Role of the Summary Plan Description
The court addressed Prudential's reliance on the SPD to support its argument for the application of the arbitrary and capricious standard. It reiterated that the terms in the SPD do not constitute the official terms of the plan, as established by the U.S. Supreme Court in CIGNA Corp. v. Amara. The court pointed out that there were conflicting SPDs, and therefore, the SPD could not clarify any ambiguity present in the plan documents. The court underscored that any discretionary language found in the employer-drafted SPD could not be used to interpret the plan documents, which lacked such discretionary authority. As a result, the court rejected Prudential's argument that the SPD could confer discretion where the plan documents did not do so explicitly.
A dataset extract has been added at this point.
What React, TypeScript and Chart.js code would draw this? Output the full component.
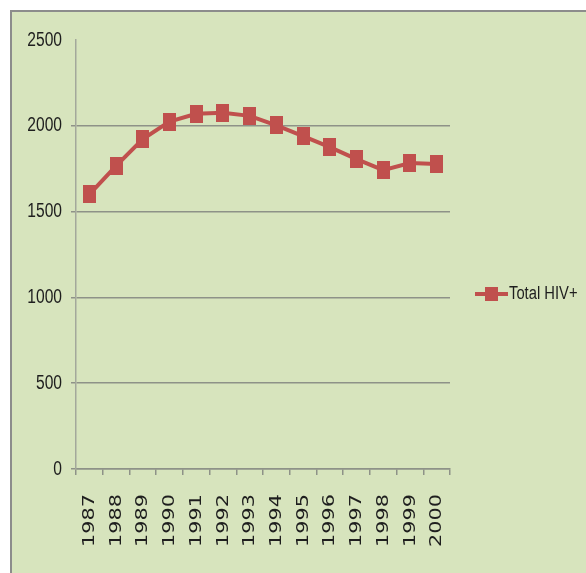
import React, { useEffect, useRef } from "react";
import { Chart, registerables } from "chart.js";

Chart.register(...registerables);

const years = ["1987", "1988", "1989", "1990", "1991", "1992", "1993", "1994", "1995", "1996", "1997", "1998", "1999", "2000"];
const totalHiv = [1600, 1767, 1923, 2025, 2070, 2076, 2058, 2003, 1940, 1876, 1806, 1742, 1783, 1777];
const seriesName = "Total HIV+";
const yMin = 0;
const yMax = 2500;
const yStep = 500;

const RED = "#C0504D";
const GRID = "#8e9288";
const TEXT = "#1e1e1e";
const SANS = "'Liberation Sans', Arial, sans-serif";

export default function App() {
  const ref = useRef<HTMLCanvasElement | null>(null);

  useEffect(() => {
    if (!ref.current) return;
    const marker = document.createElement("canvas");
    marker.width = 13;
    marker.height = 18;
    const mctx = marker.getContext("2d")!;
    mctx.fillStyle = RED;
    mctx.fillRect(0, 0, 13, 18);

    const overlay = {
      id: "overlay",
      afterDraw(chart: any) {
        const ctx = chart.ctx;
        const xs = chart.scales.x;
        const ys = chart.scales.y;
        const labels = chart.data.labels as string[];
        ctx.save();
        ctx.fillStyle = TEXT;
        // x labels (rotated, stretched)
        ctx.font = "16px 'DejaVu Sans', sans-serif";
        ctx.textAlign = "right";
        ctx.textBaseline = "middle";
        labels.forEach((lab, i) => {
          const x = xs.getPixelForTick(i);
          ctx.save();
          ctx.translate(x + 0.5, xs.top + 25);
          ctx.rotate(-Math.PI / 2);
          ctx.scale(1.3, 1);
          ctx.fillText(lab, 0, 0);
          ctx.restore();
        });
        // y labels (condensed)
        ctx.font = "20px " + SANS;
        ctx.textAlign = "right";
        ctx.textBaseline = "middle";
        ys.ticks.forEach((t: any) => {
          const y = ys.getPixelForValue(t.value);
          ctx.save();
          ctx.translate(ys.right - 14, y);
          ctx.scale(0.78, 1);
          ctx.fillText(String(t.value), 0, 0);
          ctx.restore();
        });
        // legend
        const ly = 294;
        ctx.strokeStyle = RED;
        ctx.lineWidth = 4;
        ctx.beginPath();
        ctx.moveTo(475, ly);
        ctx.lineTo(508, ly);
        ctx.stroke();
        ctx.fillStyle = RED;
        ctx.fillRect(485, ly - 7, 13, 14);
        ctx.fillStyle = TEXT;
        ctx.font = "18px " + SANS;
        ctx.textAlign = "left";
        ctx.textBaseline = "middle";
        ctx.save();
        ctx.translate(509, ly);
        ctx.scale(0.82, 1);
        ctx.fillText(chart.data.datasets[0].label, 0, 0);
        ctx.restore();
        ctx.restore();
      },
    };

    const chart = new Chart(ref.current, {
      type: "line",
      data: {
        labels: years,
        datasets: [
          {
            label: seriesName,
            data: totalHiv,
            borderColor: RED,
            backgroundColor: RED,
            borderWidth: 4,
            tension: 0,
            pointStyle: marker as any,
            pointRadius: 9,
            pointHoverRadius: 9,
          },
        ],
      },
      options: {
        responsive: false,
        animation: false,
        devicePixelRatio: 1,
        layout: { padding: { top: 40, right: 136, bottom: 0, left: 0 } },
        plugins: { legend: { display: false }, tooltip: { enabled: false } },
        scales: {
          x: {
            type: "category",
            offset: true,
            grid: {
              offset: true,
              drawOnChartArea: false,
              drawTicks: true,
              tickLength: 6,
              color: GRID,
              lineWidth: 1.5,
            },
            border: { display: true, color: GRID, width: 1.5 },
            ticks: { display: false },
            afterFit: (s: any) => {
              s.height = 104;
            },
          },
          y: {
            min: yMin,
            max: yMax,
            ticks: { stepSize: yStep, display: false },
            grid: {
              color: (c: any) => (c.tick && c.tick.value === yMax ? "rgba(0,0,0,0)" : GRID),
              lineWidth: 1.5,
              drawTicks: true,
              tickLength: 5,
            },
            border: { display: true, color: "#a3a89b", width: 1.5 },
            afterFit: (s: any) => {
              s.width = 76;
            },
          },
        },
      },
      plugins: [overlay],
    });
    return () => chart.destroy();
  }, []);

  return (
    <div style={{ position: "fixed", left: 0, top: 0, width: 586, height: 573, background: "#ffffff", overflow: "hidden" }}>
      <div
        style={{
          position: "absolute",
          left: 10,
          top: 10,
          width: 576,
          height: 563,
          boxSizing: "border-box",
          background: "#D7E4BD",
          borderLeft: "2px solid #8c8c8c",
          borderTop: "2px solid #8c8c8c",
        }}
      />
      <canvas ref={ref} width={586} height={573} style={{ position: "absolute", left: 0, top: 0 }} />
    </div>
  );
}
Denial of Discovery Related to Conflict of Interest
In addition to the standard of review, the court considered Herbert's request for limited discovery into Prudential's potential conflict of interest during the claims handling process. The court noted that, generally, courts are limited to the record available to the plan administrator at the time of the benefits determination. Although potential bias and conflicts of interest can be considered, they are only relevant when a court reviews a case under an arbitrary and capricious standard. Since the court had determined that it would conduct a de novo review, it found that evidence of Prudential's bias was irrelevant to its assessment of Herbert's eligibility for benefits. Thus, the court denied Herbert's request for discovery, emphasizing that it would review the denial of benefits solely based on the record without regard to Prudential's potential conflicts.
Conclusion of the Court
Ultimately, the court concluded that the long-term disability plan documents did not grant Prudential the discretion necessary to warrant an arbitrary and capricious review. As a result, the court granted Herbert's motion for partial summary judgment, indicating that it would evaluate Prudential's denial of benefits under a de novo standard. This decision reinforced the principle that clear and explicit language is required in plan documents to confer discretion on administrators. Additionally, the court's ruling highlighted the importance of adhering to established precedents regarding the interpretation of ERISA plans and the limitations on the use of SPDs in clarifying plan terms. The denial of Herbert's request for discovery further underscored the court’s focus on the legal standards governing ERISA claims and the need for a fair review based on the existing record.